Be consistent and flexible
Try and be consistent. Don’t be the type of manager where your staff feel that they have to gauge your mood or temperament before they approach you. Allow them the confidence to feel that they can approach you for anything: a problem or a success.
Stay flexible though. It’s not being inconsistent but allows you to change direction when the task at hand needs it.
Treat people how you’d like to be treated
Leading by example is key, creating a good work environment where people feel respected, safe and confident is a great combination and can allow your employees to thrive. Think about the type of environment and how you’d like to be treated or spoken to and do all you can to ensure this happens. Consider people and show compassion when needed- you can get the best out of people when you do this. Acknowledge good work, especially when someone or a team does a good job.

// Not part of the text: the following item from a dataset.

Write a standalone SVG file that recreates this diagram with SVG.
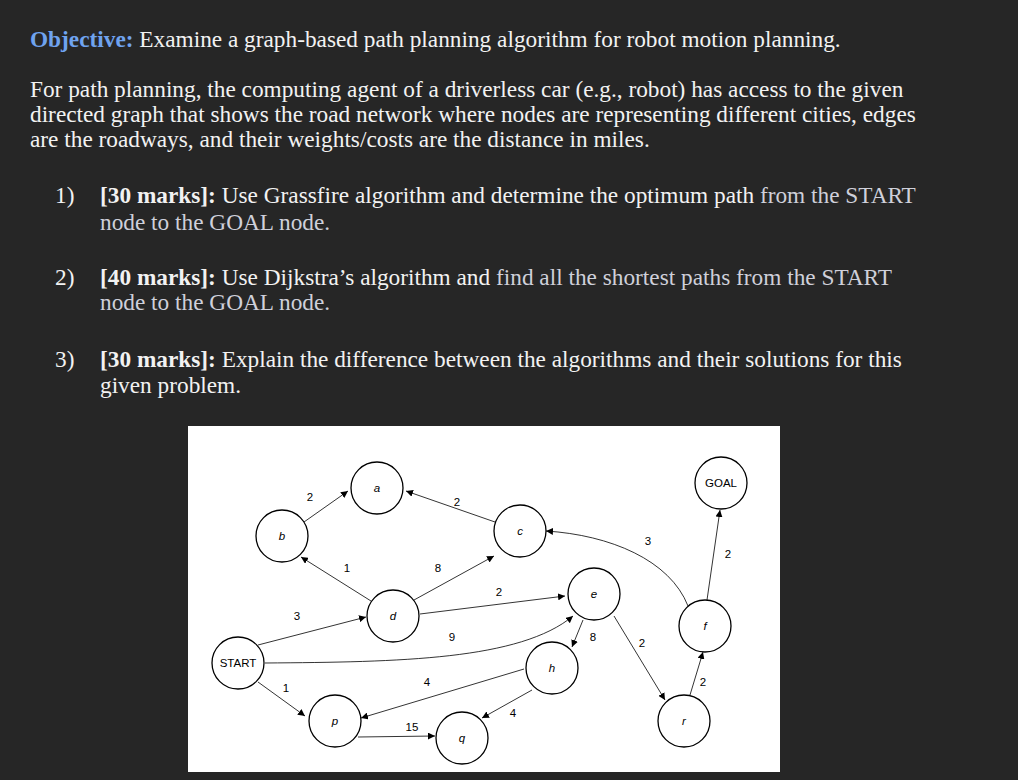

If you have multiple employees, ensure you give equal treatment, they don’t have to be treated exactly the same but don’t show favouritism or give one special treatment over another.
Get to know your employee/s
Showing a healthy interest in your employee’s lives outside of work will help make you an interested and involved employer. You don’t need to know every detail of their lives or be their shoulder to cry on but having an interest in what they are doing on the weekend or their hobbies or children can really help you to get to know your employees. Having interests outside of work is healthy for an employee and acknowledging this can help develop a great working environment.
Trust your workers
Trust your workers and encourage them to do it their way and try not to get too caught up in the finer detail, let them do that and empower them to take charge of their jobs. Don’t get angry if they don’t do it exactly how you’d do it. Allow them to do it their way and you may learn how to do it differently. If you give people your trust, I have found that they may go out of their way to ensure they don’t disappoint or lose that trust.
Ensure you are clear in your tasks and are specific with what is needed to be done. What you get out of people can be related to what you put in, so explain why things need to be done and share your vision. Communicate and value the people who work with you – make sure you listen to their ideas.
Be responsible – if a problem is pointed out, help find a solution and don’t focus on the negative or what was done wrong, just find a way to fix it. If feedback is given to you in the form of a problem, understand it and try to resolve it, making sure that you feed information back to them on how you’re resolving it. If there is a human error or a mistake made by a team, don’t throw your employee/s under the bus, instead focus on making it right and sit down after it is resolved and debrief on what went wrong and where so you can ensure you don’t make the same mistake next time. Remember, mistakes happen, it’s not always a bad thing in the long run, so learn what you can from it.
Managing people can be a hard thing to do, check in with your staff, see how they’re going. Don’t take it too personally if some of their feedback is negative – work on finding a way to make it better.